Подошла официантка, поставила перед ними по дымящейся чашке кофе, в центр стола – пузатый графинчик с коньяком. Петр Яковлевич тут же схватился за горлышко графина, плеснул себе в бокал. Глянул на нее:
– Будешь?
– Нет.
Быстро опрокинул содержимое бокала в рот, дернулся кадык на жилистой шее. Она незаметно содрогнулась, глядя на нее: багрово-коричневая, как замшелый ствол старой сосны. Жалко, жалко его. Вон, и щеки начали наливаться багровым апоплексическим румянцем – как бы его тут, в кафе, господин кондратий не хватил!
– Такие озарения, Ирочка, в моем возрасте уже инсультом чреваты, – тихо произнес он, будто прочитал ее опасливые мысли. – Всю ночь не спал, думал. А в голове стучит, в ушах звон барабанный! Что я наделал, дурак? Нет, почему я решил, что я какой-то особенный, чтобы в меня молоденькая девчонка и впрямь влюбилась? Развесил уши. Уж сколько раз твердили миру…
– Нет, почему же?
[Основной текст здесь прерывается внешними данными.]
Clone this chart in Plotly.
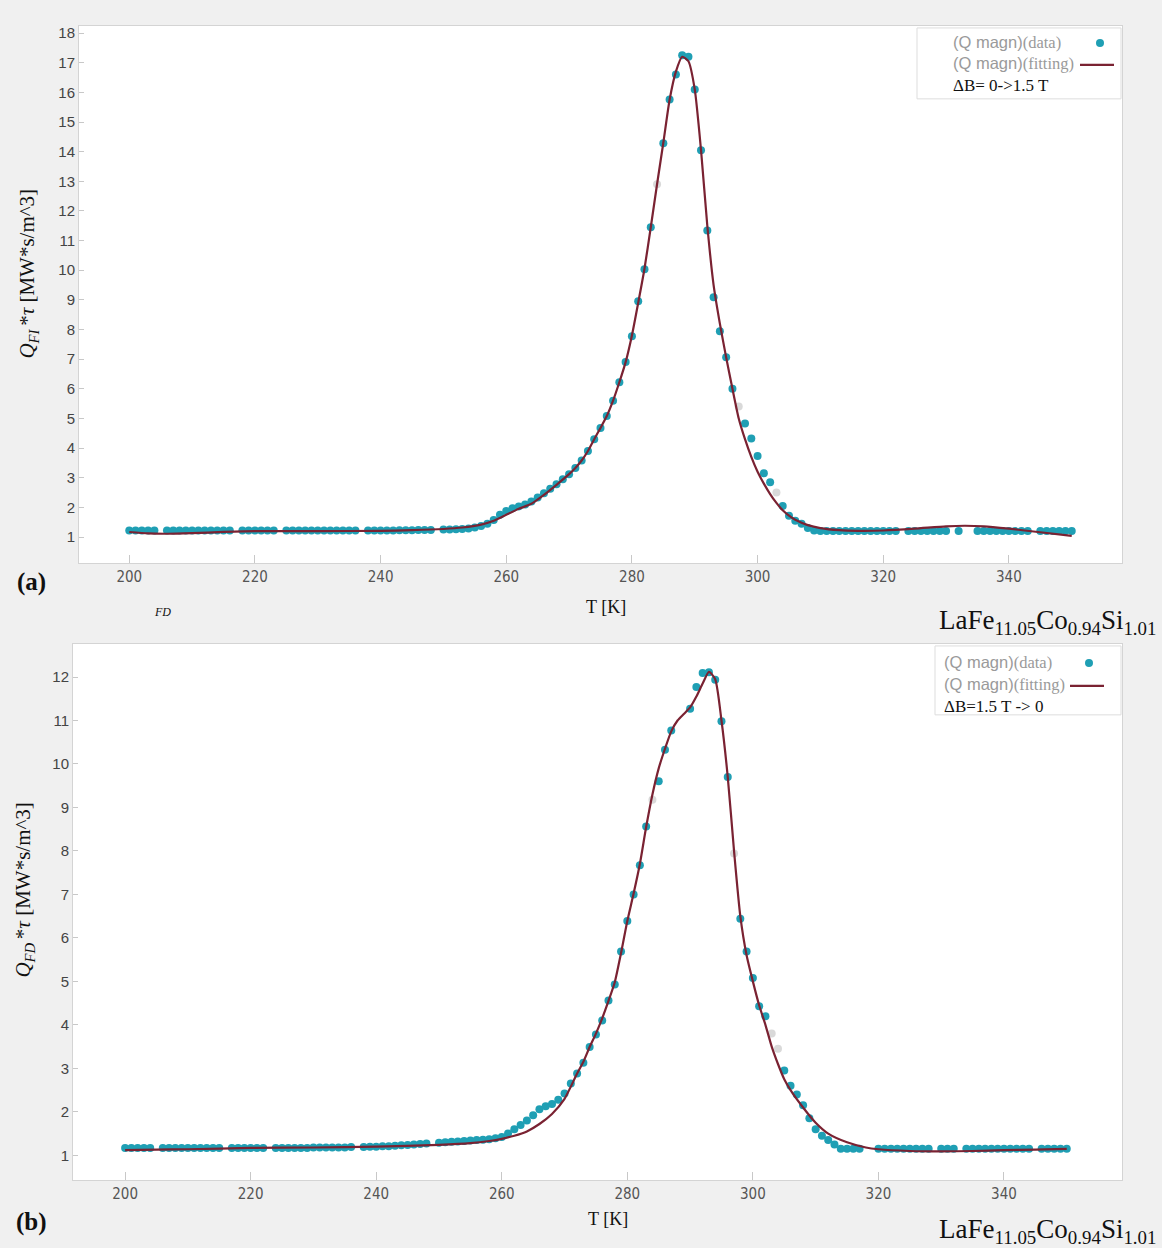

Есть в истории прецеденты, Чарли Чаплин, например!
– Но я же не Чарли Чаплин! Он-то мог себе позволить обманываться, опираясь на мировую славу и материальную
Он вздохнул тяжело и тут же встрепенулся, глянул на нее коротко:
– Да нет, Ириш, ты не думай, что я жмот какой, сижу тут, убытки подсчитываю! Тут дело в другом…
– В чем, Петр Яковлевич?
– Да в совести! Знаешь, я Надю в этом смысле никогда не баловал. Ну, подарю какое-нибудь колечко на день рождения, скромненькое, как символ, и все. Как-то в голову не приходило – задаривать.
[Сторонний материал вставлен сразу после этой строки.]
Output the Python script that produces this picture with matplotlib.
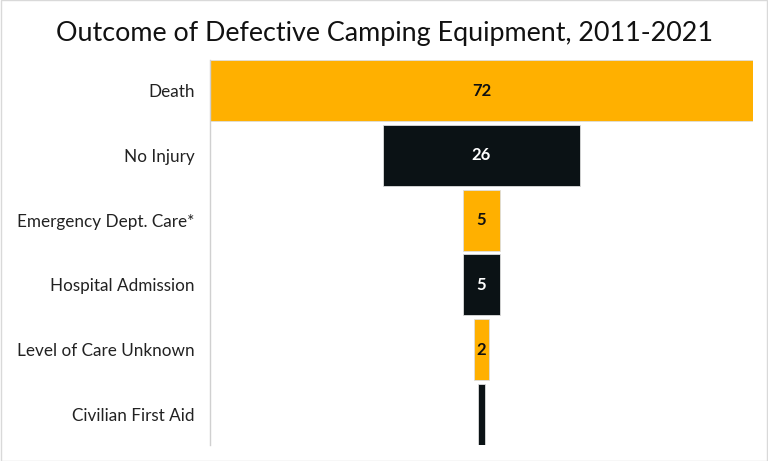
import matplotlib
matplotlib.use("Agg")
import matplotlib.pyplot as plt
from matplotlib.patches import Rectangle

categories = ["Death", "No Injury", "Emergency Dept. Care*", "Hospital Admission",
              "Level of Care Unknown", "Civilian First Aid"]
values = [72, 26, 5, 5, 2, 1]
show_labels = [True, True, True, True, True, False]

ORANGE = "#FFB000"
BLACK = "#0B1215"
colors = [ORANGE, BLACK, ORANGE, BLACK, ORANGE, BLACK]
text_colors = ["#111111", "white", "#111111", "white", "#111111", "white"]

plt.rcParams['font.family'] = ['Lato', 'DejaVu Sans']

fig = plt.figure(figsize=(7.68, 4.61), dpi=100)
ax = fig.add_axes([0.2734, 0.0347, 0.7071, 0.8351])

ypos = list(range(len(categories)))
lefts = [-v / 2 for v in values]
ax.barh(ypos, values, left=lefts, height=0.94, color=colors,
        edgecolor="#dddddd", linewidth=0.6)

for y, v, show, tc in zip(ypos, values, show_labels, text_colors):
    if show:
        ax.text(0, y, str(v), ha="center", va="center", fontsize=12,
                fontweight="bold", color=tc)

ax.set_xlim(-36, 36)
ax.set_ylim(5.475, -0.475)
ax.set_yticks(ypos)
ax.set_yticklabels(categories, fontsize=12.3, color="#222222")
ax.tick_params(axis="y", length=0, pad=11)
ax.set_xticks([])
for s in ["top", "right", "bottom"]:
    ax.spines[s].set_visible(False)
ax.spines["left"].set_color("#d0d0d0")
ax.spines["left"].set_linewidth(1)

fig.text(0.5, 1 - 33 / 461, "Outcome of Defective Camping Equipment, 2011-2021",
         ha="center", va="center", fontsize=19.4, color="#111111")

fig.patches.append(Rectangle((0.001, 0.001), 0.998, 0.998, transform=fig.transFigure,
                             fill=False, edgecolor="#d9d9d9", linewidth=1))

fig.savefig("out.png", dpi=100)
– Ну да. Она вас бесплатно любила. Есть такой вид любви – искренне бесплатный, представляете?
Он глянул красными измученными глазенками, усмехнулся скорбно, кивнул головой:
– Давай, давай, Ирочка, добивай глупого старикашку.
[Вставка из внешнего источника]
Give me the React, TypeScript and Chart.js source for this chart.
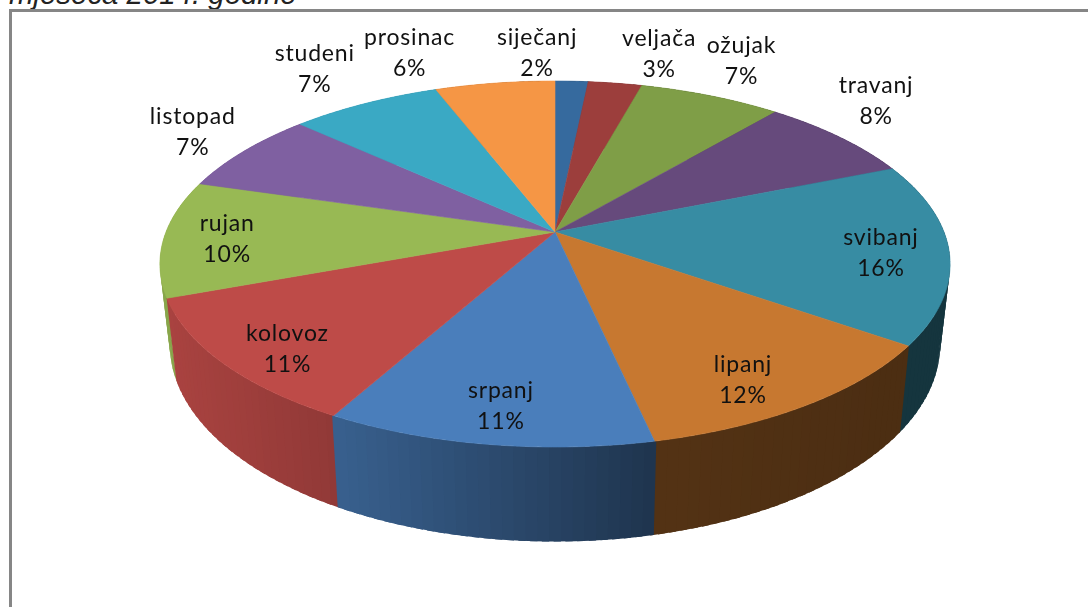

– Да бросьте кокетничать, Петр Яковлевич! Сами натворили делов, а теперь хотите, чтобы вам еще и сочувствовали! Да, Надю мне действительно жалко, не скрою! Представляете, каково ей было все это пережить? Хотя почему – было! Такое вообще никогда не забывается!
– Понимаю. Я ведь ее практически ни с чем оставил. Я ж адвокат все-таки, хоть и бывший. Да она и не спорила.
– Вот опять вы все к материальной стороне дела норовите свернуть! А она вас просто любила. Да! Можете вы это понять или нет? Надя у вас женщина с достоинством, со своей гордостью. Она бы никогда и спорить не стала.
– В том-то и дело – любила, да. А я лежу этой ночью рядом с молодой красивой женщиной и думаю – а ну как меня сейчас параличом по темечку! Даже чую – близко уже, в голове-то сильно звенит! Разобьет меня, а Нади рядом нет. Мы ведь, знаешь, с третьего класса вместе.
– Что?!
– А чему ты так удивляешься? Да, да: детская любовь, потом юная, потом сознательно основательная… А я – бац! – и с катушек съехал. А ведь всегда себя умным мужиком считал. Что это с нами с возрастом происходит, Ирочка?
– Не знаю. Наверное, для этого специальные медицинские термины есть.
– Опять издеваешься, да?
– Ничуть… Болезнь, она и есть болезнь. Вон сейчас даже алкоголиков болезнью оправдывают.
– Нет, но почему я решил?.. Спасибо тебе, Ирочка!
– Ой, не благодарите, ради бога! Вы хоть понимаете, за что?
– Как – за что? За толчок к озарению!
– Нет. Это называется другим словом. Это ж с моей стороны подлость обыкновенная, по большому счету, от своего злобно разгулявшегося разгильдяйства.
– Не понял! – поднял он в изломе седую лохматую бровь.
– Да ладно, долго объяснять, Петр Яковлевич. И не надо вам.
– А ты что, себя казнишь, что на Стеллу настучала? Да бог с тобой, ты ж мне сейчас не рассказала ничего напрямую! Я и сам вчера догадался!
– Зачем тогда на разговор вызвали, если догадались?